Starting at the line with "Output the HTML that produces this rendering." and stopping at the line with "</style></head><body>", repeat each line exactly. Include both and omit the rest.

Supplied material =>
....

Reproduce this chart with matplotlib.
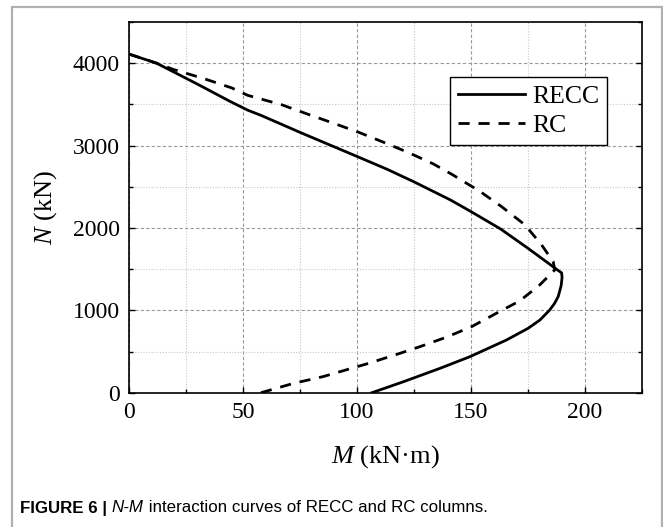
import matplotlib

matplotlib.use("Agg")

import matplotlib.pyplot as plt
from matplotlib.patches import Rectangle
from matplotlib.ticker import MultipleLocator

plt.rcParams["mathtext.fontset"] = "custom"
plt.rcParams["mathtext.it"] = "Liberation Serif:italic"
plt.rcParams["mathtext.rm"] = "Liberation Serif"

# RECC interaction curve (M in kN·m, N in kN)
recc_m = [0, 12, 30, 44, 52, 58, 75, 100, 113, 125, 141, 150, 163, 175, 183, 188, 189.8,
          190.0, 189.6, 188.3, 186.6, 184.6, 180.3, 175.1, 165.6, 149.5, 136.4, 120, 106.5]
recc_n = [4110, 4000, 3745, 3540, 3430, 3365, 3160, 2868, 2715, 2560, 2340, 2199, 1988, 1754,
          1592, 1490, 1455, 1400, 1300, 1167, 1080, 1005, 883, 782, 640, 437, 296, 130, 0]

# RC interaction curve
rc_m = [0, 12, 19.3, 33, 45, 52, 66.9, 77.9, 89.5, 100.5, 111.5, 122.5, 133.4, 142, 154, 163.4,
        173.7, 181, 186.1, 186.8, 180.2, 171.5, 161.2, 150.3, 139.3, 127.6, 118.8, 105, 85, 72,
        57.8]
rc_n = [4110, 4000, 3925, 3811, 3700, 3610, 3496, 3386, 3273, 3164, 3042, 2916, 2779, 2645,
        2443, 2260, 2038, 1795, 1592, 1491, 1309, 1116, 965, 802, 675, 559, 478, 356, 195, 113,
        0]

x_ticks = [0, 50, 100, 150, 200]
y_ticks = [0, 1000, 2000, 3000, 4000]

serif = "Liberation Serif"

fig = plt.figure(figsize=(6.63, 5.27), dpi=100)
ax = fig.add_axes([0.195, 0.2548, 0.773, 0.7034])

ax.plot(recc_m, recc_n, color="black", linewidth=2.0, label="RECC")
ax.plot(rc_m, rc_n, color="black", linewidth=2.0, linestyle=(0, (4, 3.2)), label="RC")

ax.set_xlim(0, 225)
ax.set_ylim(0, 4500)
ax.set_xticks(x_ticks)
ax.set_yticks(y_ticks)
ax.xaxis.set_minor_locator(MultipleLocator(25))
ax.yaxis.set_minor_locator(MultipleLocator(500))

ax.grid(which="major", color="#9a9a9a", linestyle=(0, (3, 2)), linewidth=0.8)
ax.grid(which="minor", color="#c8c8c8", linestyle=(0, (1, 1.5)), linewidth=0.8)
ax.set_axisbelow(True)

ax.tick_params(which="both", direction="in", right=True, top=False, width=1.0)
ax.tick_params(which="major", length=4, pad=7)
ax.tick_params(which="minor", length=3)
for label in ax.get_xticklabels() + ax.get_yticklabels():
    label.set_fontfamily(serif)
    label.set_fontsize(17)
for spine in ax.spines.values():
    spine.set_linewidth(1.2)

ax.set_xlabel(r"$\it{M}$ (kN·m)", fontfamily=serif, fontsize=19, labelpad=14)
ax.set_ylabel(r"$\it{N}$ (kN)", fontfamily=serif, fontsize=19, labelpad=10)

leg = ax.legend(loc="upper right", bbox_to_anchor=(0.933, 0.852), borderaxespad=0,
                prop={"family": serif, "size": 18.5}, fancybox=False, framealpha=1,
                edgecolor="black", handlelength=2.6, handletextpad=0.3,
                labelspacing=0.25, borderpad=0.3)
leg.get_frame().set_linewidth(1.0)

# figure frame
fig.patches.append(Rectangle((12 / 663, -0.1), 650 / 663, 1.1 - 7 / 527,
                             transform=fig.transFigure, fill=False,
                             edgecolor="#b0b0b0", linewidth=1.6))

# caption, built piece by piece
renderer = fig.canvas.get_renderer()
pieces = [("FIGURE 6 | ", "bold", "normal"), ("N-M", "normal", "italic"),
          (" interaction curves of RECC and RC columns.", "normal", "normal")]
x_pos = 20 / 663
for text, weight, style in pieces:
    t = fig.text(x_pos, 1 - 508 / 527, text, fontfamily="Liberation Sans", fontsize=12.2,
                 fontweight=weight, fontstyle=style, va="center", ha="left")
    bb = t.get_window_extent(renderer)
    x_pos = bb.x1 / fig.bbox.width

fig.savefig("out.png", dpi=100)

....

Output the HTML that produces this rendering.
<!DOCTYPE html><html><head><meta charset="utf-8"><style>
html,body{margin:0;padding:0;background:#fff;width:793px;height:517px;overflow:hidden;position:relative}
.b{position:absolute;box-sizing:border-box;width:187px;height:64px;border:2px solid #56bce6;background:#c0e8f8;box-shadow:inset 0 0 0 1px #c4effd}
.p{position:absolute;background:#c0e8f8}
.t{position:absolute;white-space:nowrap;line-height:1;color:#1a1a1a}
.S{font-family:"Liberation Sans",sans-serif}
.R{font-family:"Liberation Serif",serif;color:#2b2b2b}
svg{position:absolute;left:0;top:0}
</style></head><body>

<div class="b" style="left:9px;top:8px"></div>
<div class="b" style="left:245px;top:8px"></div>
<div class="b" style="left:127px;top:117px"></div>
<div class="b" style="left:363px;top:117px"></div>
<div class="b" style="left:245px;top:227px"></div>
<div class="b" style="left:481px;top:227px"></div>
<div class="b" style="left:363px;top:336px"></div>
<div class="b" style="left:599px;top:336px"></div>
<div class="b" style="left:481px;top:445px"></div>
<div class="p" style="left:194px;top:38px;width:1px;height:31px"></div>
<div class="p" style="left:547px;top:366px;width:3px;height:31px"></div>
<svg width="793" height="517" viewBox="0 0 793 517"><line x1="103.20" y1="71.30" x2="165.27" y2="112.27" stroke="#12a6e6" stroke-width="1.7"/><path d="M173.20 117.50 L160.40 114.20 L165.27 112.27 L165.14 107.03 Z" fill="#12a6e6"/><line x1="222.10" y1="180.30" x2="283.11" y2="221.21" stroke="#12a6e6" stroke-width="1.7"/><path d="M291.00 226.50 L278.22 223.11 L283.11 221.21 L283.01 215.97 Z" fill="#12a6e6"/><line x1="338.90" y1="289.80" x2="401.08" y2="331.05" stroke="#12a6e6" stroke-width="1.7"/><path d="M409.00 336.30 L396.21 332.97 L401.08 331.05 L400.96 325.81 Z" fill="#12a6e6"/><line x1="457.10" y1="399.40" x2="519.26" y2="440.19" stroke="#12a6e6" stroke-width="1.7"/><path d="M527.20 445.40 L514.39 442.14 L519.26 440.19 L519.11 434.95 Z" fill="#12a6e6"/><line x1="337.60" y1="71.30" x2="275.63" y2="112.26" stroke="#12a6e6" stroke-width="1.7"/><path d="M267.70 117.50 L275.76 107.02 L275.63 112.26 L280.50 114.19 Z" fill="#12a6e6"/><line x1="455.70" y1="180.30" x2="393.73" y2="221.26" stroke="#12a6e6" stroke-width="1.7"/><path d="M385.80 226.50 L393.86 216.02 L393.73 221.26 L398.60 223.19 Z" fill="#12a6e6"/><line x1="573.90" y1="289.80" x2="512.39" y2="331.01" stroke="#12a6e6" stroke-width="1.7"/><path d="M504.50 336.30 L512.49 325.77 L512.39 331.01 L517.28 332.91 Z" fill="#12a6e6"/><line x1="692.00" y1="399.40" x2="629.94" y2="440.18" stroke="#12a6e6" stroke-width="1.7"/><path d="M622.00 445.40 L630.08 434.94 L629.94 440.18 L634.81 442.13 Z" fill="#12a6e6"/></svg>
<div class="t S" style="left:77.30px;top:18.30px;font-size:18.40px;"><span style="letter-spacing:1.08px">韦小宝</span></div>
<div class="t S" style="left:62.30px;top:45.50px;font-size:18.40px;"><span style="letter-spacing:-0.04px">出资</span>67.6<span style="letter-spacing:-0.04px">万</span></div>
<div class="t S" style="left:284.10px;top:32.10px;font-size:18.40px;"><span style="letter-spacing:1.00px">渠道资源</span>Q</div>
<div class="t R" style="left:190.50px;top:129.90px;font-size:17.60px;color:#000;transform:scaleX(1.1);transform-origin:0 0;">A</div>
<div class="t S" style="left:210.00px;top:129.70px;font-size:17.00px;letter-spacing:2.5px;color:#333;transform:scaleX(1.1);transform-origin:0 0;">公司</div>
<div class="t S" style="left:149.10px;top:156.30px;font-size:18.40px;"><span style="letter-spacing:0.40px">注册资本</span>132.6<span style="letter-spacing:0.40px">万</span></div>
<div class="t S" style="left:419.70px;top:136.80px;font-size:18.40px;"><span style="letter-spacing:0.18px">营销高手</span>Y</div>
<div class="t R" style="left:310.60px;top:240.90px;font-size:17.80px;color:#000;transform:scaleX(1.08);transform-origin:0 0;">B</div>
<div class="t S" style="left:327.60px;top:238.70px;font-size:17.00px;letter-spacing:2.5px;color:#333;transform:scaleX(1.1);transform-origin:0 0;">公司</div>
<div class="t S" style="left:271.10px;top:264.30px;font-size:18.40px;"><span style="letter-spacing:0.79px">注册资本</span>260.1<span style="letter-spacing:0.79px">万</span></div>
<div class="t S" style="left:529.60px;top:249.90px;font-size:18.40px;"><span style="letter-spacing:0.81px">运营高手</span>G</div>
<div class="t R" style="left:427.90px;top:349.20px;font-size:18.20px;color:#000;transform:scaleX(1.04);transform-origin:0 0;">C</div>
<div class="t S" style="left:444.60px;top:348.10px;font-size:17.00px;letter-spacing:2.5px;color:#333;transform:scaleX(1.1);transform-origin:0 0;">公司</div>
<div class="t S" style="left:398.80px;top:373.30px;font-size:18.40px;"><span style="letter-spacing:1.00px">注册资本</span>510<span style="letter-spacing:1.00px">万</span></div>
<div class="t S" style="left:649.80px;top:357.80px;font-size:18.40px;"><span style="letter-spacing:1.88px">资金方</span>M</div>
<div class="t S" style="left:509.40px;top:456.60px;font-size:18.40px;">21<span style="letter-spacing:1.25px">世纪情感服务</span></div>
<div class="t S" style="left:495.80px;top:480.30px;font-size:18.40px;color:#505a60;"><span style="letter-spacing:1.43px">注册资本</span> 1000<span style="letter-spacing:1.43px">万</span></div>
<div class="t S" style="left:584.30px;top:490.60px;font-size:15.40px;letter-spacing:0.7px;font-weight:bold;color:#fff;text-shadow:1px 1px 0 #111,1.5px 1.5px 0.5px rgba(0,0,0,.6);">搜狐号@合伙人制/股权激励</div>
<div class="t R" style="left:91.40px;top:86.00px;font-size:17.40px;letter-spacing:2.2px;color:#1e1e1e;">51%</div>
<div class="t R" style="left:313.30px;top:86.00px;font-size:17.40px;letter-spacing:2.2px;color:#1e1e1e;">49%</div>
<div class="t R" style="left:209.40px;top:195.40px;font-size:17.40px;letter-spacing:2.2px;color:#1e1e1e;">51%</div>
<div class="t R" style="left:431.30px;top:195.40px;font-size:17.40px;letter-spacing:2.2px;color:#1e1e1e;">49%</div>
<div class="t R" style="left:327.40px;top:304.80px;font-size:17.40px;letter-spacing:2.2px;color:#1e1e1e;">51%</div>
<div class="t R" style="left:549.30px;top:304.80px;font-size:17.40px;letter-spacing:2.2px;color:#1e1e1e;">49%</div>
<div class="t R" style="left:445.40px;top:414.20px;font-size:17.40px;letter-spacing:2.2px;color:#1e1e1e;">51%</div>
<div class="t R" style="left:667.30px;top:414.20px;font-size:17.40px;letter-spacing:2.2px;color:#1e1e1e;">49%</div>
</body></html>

....

Finished answer =>
Output the HTML that produces this rendering.
<!DOCTYPE html><html><head><meta charset="utf-8"><style>
html,body{margin:0;padding:0;background:#fff;width:793px;height:517px;overflow:hidden;position:relative}
.b{position:absolute;box-sizing:border-box;width:187px;height:64px;border:2px solid #56bce6;background:#c0e8f8;box-shadow:inset 0 0 0 1px #c4effd}
.p{position:absolute;background:#c0e8f8}
.t{position:absolute;white-space:nowrap;line-height:1;color:#1a1a1a}
.S{font-family:"Liberation Sans",sans-serif}
.R{font-family:"Liberation Serif",serif;color:#2b2b2b}
svg{position:absolute;left:0;top:0}
</style></head><body>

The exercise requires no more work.